Due Process and Equal Protection
The court considered the petitioner's claims regarding due process and equal protection, ultimately finding them unpersuasive. The court pointed out that tax exemptions had historically been upheld as not violating the due process or equal protection clauses of the federal constitution. It emphasized that the power to tax inherently included the authority to select subjects for taxation and grant exemptions, as recognized by the U.S. Supreme Court in prior cases. The court cited that the principles of due process and equal protection do not require rigid equality in taxation, allowing for legislative discretion in how taxes and exemptions are applied. Thus, the court concluded that the existence of exemptions for veterans and religious organizations did not constitute a violation of the petitioner’s rights under these constitutional provisions. This reasoning underscored the balance between legislative authority and constitutional protections.

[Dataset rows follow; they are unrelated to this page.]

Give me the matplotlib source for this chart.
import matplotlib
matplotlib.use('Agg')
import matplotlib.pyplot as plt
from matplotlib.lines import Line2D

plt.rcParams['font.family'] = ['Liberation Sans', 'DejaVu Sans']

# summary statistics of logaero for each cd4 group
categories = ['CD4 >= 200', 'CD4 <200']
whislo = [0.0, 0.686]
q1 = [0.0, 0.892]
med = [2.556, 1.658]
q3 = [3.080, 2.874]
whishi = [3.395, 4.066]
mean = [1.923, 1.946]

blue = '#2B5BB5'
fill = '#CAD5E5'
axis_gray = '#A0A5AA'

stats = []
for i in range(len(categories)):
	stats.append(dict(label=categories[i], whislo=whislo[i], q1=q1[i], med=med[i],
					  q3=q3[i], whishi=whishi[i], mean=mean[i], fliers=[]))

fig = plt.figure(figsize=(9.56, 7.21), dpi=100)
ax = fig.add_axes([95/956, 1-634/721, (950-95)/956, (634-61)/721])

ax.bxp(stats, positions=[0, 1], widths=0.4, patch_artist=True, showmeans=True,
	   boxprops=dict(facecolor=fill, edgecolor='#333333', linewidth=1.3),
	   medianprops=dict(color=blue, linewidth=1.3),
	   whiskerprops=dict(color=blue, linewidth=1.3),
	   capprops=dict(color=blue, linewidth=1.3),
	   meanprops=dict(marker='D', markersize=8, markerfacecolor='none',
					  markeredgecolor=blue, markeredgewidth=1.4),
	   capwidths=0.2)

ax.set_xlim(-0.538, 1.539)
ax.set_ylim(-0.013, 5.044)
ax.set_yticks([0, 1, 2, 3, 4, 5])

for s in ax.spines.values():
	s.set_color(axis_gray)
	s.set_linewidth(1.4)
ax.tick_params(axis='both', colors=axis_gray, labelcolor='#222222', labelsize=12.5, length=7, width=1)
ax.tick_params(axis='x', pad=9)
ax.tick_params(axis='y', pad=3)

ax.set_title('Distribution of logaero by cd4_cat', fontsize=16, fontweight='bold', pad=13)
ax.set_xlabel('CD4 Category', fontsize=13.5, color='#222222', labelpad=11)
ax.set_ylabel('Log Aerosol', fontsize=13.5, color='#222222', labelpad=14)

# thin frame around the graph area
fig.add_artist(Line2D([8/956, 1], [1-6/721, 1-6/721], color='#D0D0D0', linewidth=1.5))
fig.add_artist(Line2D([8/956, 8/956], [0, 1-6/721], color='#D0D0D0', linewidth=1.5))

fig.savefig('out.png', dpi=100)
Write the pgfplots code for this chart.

Religious Freedom and Tax Exemptions
The court examined the petitioner's argument that tax exemptions for religious organizations violated the state's and federal constitutions regarding religious freedom. It noted that, historically, tax exemptions for churches and religious entities were commonplace and widely accepted across the United States. The court reasoned that the exemptions did not amount to state support for religion in a manner prohibited by the establishment clause of the First Amendment. Instead, the court distinguished between direct state aid to religious organizations and the incidental benefits derived from tax exemptions. The court found that granting tax exemptions did not equate to the state promoting religious education or involvement. Consequently, the court asserted that there was no clear and convincing evidence that the exemptions contravened the constitutional principles of religious freedom or establishment. This interpretation aligned with the longstanding practice of tax exemptions for religious entities without judicial challenge.